En Wallonie, cette période de trois ans a été portée à cinq ans pour toutes les donations réalisées à partir du 1er janvier 2022. De son côté, la Flandre a déjà évoqué la possibilité de porter ce délai à quatre ans. Quant à la Région de Bruxelles-Capitale, elle conserve, à ce stade, le délai de trois ans. Attention : si la personne gratifiée réside à l’étranger, il n’est pas exclu que la donation puisse également être taxée par les autorités fiscales étrangères. À vérifier.
L’intérêt fiscal d’une donation disparaît si la personne gratifiée vient à décéder avant le donateur. Dans ce cas, les avoirs donnés tombent dans la succession de la personne gratifiée prédécédée. Ses héritiers (potentiellement, le donateur) se retrouvent redevables d’un impôt successoral sur les avoirs donnés. Cet écueil peut être évité en autorisant le donateur à récupérer les avoirs donnés sans impôt, et ce, si la personne gratifiée vient à décéder avant lui.

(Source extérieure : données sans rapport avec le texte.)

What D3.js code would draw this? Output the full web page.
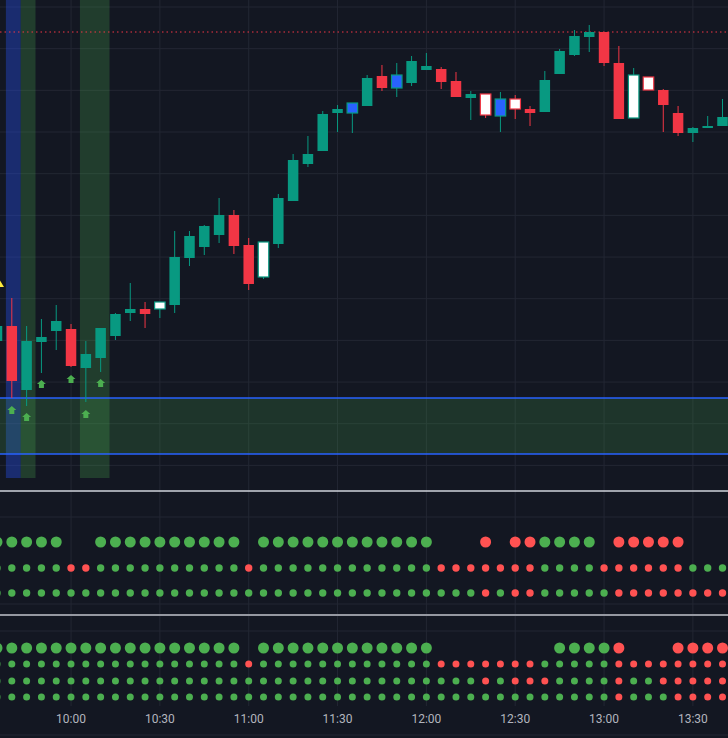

La réforme du droit des biens confirme que ces aménagements spécifiques continueront de s’appliquer, même si le bien initialement donné a été remplacé par d’autres biens dans le patrimoine de la personne gratifiée décédée prématurément.
Finalement, vu l’évolution permanente de la matière, la prudence recommande, en particulier lorsque l’enjeu financier est important, lorsque la situation est complexe et/ou lorsque les objectifs du donateur sont variés, de recourir à un spécialiste pour élaborer la documentation encadrant la donation. En effet, une donation correctement aménagée assurera au donateur et, le cas échéant, à son conjoint survivant, de conserver, de leur vivant, les droits et garanties souhaités sur le patrimoine donné.